Lorsque les officiels algériens sont en colère, ils l’affichent clairement. Jean-Yves Le Drian en a fait l’expérience, ces 15 et 16 octobre, à l’occasion de sa visite à Alger. Les médias publics nationaux ont reçu l’instruction de couvrir a minima les activités du chef de la diplomatie française. La raison de cette irritation est très claire: la récente libération de plus de 200 islamistes, comprenant des terroristes, par les autorités maliennes.
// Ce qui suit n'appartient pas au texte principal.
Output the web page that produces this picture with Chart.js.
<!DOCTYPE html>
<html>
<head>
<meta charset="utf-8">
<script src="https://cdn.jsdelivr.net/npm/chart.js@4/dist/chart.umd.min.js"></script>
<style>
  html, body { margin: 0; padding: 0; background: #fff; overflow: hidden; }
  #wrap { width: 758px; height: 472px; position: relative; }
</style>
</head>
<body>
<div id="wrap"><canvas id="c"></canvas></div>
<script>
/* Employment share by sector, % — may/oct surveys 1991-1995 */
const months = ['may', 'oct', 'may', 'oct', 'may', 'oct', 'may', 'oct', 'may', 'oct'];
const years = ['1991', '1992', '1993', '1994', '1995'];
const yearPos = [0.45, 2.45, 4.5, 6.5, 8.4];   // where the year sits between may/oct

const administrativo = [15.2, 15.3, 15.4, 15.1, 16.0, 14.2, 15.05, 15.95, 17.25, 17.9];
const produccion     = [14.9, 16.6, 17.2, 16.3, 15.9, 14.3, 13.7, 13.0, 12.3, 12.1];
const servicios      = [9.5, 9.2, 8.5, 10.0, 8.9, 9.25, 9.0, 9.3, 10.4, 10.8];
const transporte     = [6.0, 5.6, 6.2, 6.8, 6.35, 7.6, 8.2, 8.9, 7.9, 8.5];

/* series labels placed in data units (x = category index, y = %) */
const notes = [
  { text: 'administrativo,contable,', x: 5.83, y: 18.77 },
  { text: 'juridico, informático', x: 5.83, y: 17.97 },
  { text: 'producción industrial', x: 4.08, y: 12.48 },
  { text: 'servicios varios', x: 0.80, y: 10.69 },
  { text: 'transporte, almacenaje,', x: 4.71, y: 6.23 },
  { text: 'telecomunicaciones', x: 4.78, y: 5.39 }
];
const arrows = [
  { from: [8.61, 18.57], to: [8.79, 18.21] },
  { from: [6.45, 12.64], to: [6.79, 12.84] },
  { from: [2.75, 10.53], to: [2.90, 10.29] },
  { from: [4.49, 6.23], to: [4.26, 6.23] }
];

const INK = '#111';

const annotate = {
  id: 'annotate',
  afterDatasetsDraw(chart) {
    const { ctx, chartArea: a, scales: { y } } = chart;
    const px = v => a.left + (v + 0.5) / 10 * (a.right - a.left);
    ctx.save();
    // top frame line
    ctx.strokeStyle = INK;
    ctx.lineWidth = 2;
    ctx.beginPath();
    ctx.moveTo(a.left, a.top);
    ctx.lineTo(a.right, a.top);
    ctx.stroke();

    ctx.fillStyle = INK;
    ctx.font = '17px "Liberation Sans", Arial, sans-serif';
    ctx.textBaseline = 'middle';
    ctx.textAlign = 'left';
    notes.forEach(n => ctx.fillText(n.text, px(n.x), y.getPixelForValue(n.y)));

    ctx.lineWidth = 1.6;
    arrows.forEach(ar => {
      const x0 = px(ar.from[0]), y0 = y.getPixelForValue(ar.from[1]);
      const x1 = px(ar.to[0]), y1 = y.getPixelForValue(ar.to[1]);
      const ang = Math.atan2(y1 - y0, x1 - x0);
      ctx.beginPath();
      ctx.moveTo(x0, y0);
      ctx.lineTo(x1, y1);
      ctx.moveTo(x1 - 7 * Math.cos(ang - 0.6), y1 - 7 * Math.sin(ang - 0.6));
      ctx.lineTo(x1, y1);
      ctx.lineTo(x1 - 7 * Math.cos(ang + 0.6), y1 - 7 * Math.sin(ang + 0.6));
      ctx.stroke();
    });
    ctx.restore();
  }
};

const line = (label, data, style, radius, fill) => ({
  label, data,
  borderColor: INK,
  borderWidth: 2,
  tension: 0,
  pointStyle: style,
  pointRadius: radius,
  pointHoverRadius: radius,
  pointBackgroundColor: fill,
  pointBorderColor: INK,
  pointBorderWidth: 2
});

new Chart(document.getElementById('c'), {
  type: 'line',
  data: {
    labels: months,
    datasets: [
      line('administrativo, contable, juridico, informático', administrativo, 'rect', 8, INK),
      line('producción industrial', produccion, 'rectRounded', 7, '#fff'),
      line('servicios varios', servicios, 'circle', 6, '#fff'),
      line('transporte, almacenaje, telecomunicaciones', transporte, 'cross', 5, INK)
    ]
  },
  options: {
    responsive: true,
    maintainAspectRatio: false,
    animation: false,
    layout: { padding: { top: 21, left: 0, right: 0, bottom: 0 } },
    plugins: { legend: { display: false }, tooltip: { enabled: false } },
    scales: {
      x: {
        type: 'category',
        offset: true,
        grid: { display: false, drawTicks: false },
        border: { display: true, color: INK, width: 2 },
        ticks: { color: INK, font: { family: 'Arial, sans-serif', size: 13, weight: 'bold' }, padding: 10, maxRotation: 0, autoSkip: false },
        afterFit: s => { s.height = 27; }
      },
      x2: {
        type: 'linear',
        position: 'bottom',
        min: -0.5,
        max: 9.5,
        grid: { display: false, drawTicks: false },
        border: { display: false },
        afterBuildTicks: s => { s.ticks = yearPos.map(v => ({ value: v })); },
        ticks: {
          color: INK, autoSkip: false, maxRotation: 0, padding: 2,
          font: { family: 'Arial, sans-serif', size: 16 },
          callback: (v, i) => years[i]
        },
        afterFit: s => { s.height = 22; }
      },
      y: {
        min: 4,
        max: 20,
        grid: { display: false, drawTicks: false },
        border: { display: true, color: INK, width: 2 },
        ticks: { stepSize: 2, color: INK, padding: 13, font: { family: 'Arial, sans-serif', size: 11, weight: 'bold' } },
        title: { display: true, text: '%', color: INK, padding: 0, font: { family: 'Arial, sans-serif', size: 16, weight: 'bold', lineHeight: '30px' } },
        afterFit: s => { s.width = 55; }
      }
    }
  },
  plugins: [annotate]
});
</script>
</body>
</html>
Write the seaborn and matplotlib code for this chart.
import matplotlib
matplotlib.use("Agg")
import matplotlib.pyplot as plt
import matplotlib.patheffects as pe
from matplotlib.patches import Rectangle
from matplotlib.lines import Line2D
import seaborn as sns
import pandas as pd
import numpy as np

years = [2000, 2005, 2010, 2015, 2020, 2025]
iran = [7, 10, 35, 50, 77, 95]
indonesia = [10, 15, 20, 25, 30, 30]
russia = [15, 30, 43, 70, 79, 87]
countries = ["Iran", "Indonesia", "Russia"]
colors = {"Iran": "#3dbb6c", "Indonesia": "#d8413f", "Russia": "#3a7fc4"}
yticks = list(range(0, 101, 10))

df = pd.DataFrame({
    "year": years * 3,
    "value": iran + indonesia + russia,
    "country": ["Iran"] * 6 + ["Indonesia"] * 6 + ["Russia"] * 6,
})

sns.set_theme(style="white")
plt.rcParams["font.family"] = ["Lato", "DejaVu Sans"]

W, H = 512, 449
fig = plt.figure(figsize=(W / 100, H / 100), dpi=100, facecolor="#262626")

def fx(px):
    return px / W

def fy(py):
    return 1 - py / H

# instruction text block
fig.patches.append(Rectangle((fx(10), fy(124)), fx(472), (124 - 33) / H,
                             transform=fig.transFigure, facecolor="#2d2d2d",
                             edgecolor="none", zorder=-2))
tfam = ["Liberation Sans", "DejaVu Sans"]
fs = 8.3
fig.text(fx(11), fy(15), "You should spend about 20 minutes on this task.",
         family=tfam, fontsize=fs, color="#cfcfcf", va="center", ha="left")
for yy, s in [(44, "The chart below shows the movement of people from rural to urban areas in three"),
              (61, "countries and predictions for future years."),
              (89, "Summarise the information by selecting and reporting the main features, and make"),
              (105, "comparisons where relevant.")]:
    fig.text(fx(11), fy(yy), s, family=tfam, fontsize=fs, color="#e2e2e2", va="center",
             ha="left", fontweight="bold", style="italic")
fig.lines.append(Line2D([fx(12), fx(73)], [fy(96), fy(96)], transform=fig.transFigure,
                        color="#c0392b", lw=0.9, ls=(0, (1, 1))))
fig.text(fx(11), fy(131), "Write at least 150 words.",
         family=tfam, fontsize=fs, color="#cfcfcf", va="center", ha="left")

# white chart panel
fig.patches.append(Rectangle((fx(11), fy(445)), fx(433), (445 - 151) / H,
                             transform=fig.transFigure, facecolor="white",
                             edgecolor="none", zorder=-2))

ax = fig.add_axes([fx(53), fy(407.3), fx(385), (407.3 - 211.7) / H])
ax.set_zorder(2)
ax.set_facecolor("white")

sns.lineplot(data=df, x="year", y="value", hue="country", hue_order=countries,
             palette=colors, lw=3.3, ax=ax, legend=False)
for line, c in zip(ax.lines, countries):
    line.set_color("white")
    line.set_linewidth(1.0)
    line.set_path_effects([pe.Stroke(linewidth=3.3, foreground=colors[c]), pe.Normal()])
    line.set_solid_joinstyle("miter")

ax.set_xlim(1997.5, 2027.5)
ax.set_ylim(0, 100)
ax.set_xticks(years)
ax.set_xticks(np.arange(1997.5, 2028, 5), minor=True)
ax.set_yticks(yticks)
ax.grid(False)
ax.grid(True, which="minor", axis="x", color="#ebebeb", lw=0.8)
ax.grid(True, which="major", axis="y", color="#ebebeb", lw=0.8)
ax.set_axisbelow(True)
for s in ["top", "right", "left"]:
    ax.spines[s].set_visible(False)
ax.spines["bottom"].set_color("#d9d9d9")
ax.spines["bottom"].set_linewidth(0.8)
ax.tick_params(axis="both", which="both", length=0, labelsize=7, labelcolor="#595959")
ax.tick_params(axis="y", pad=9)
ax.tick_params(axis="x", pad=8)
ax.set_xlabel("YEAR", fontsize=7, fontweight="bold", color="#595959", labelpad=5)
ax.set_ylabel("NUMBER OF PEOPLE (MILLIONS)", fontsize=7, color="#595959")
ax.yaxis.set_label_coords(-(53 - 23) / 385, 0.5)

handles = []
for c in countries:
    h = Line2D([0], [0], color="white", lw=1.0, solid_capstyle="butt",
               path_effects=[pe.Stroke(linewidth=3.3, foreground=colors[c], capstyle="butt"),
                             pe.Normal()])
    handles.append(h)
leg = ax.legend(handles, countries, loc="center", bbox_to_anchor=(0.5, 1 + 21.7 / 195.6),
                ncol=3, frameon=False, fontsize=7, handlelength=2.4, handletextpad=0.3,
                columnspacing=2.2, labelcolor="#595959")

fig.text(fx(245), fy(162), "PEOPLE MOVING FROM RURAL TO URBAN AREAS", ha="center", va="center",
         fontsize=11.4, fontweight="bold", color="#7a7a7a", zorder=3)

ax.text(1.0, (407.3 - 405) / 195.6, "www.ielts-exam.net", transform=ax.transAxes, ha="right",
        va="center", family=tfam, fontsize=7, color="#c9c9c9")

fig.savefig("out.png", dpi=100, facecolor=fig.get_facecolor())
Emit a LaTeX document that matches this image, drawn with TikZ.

«La situation est très dangereuse car ces terroristes vont se redéployer près des frontières avec l’Algérie. D’ailleurs, certains d’entre eux auraient dû être remis à la justice algérienne puisqu’ils disposent de la double nationalité algéro-malienne. Jean-Yves Le Drian a expliqué à ses interlocuteurs que Paris subissait par deux fois les conséquences de la décision de Bamako car ces djihadistes ont pour la plupart été arrêtés par les forces françaises et que ces mêmes troupes étaient toujours en première ligne sur le terrain de la lutte antiterroriste», indique à Sputnik une source gouvernementale algérienne qui a requis l’anonymat.
Lâcher du lest
Reçu par le Président Abdelmadjid Tebboune, le Premier ministre Abdelaziz Djerad et par son homologue Sabri Boukadoum, Jean-Yves Le Drian n’a cessé de réitérer ces arguments, d’après la source de Sputnik. Pas sûr qu’il ait convaincu.
Pour faire passer la pilule, Jean-Yves Le Drian avait, dès son arrivée, montré patte blanche en faisant l’éloge du projet de révision constitutionnelle qui sera soumis à référendum le 1er novembre prochain.
«Le Président Abdelmadjid Tebboune a affiché ses ambitions de réforme des institutions pour renforcer la gouvernance, l’équilibre des pouvoirs et les libertés. Il appartient aux Algériens et à eux seuls de traduire les aspirations qui se sont exprimées avec civisme et dignité en une vision politique avec des institutions aptes à la concrétiser. La France souhaite succès et prospérité à ce pays ami, dans le plein respect de sa souveraineté», a déclaré le ministre français, rapporte l’AFP.
La Libye est l’autre dossier sur lequel Jean-Yves Le Drian a dû faire quelques concessions. Écartée ces dernières semaines de la gestion de la crise dans ce pays au profit du Maroc et de l’Égypte, l’Algérie reprend sa place à la faveur du Forum du dialogue politique libyen qu’accueillera la Tunisie en novembre prochain. Hakim Boughrara, professeur en sciences de l’information et analyste politique, explique à Sputnik qu’Alger et Tunis font front commun au sujet du dossier libyen.
Le 15 octobre, à partir d’Alger, le ministre français des Affaires étrangères a fait part de la volonté de Paris d’encourager «une plus grande implication diplomatique des pays voisins» dans le dossier libyen.
«Le rôle des pays voisins est essentiel parce qu’ils sont les premiers concernés par les risques que fait peser cette crise et qu’ils peuvent jouer un rôle stabilisateur auprès des acteurs libyens, à l’inverse des ingérences des puissances extérieures. En Libye, nous considérons comme l’Algérie qu’il n’y a pas de solution militaire», a-t-il précisé à l’AFP.
Ce rôle stabilisateur, l’Algérie est appelée à le jouer dans les semaines à venir. Selon certaines indiscrétions, après la tenue du Forum du dialogue politique libyen de Tunis, Alger pourrait accueillir une conférence internationale socio-économique pour la Libye. Objectif: reconstruire et remettre sur les rails l’économie d’un pays ravagé par près de dix années de guerre et de terrorisme.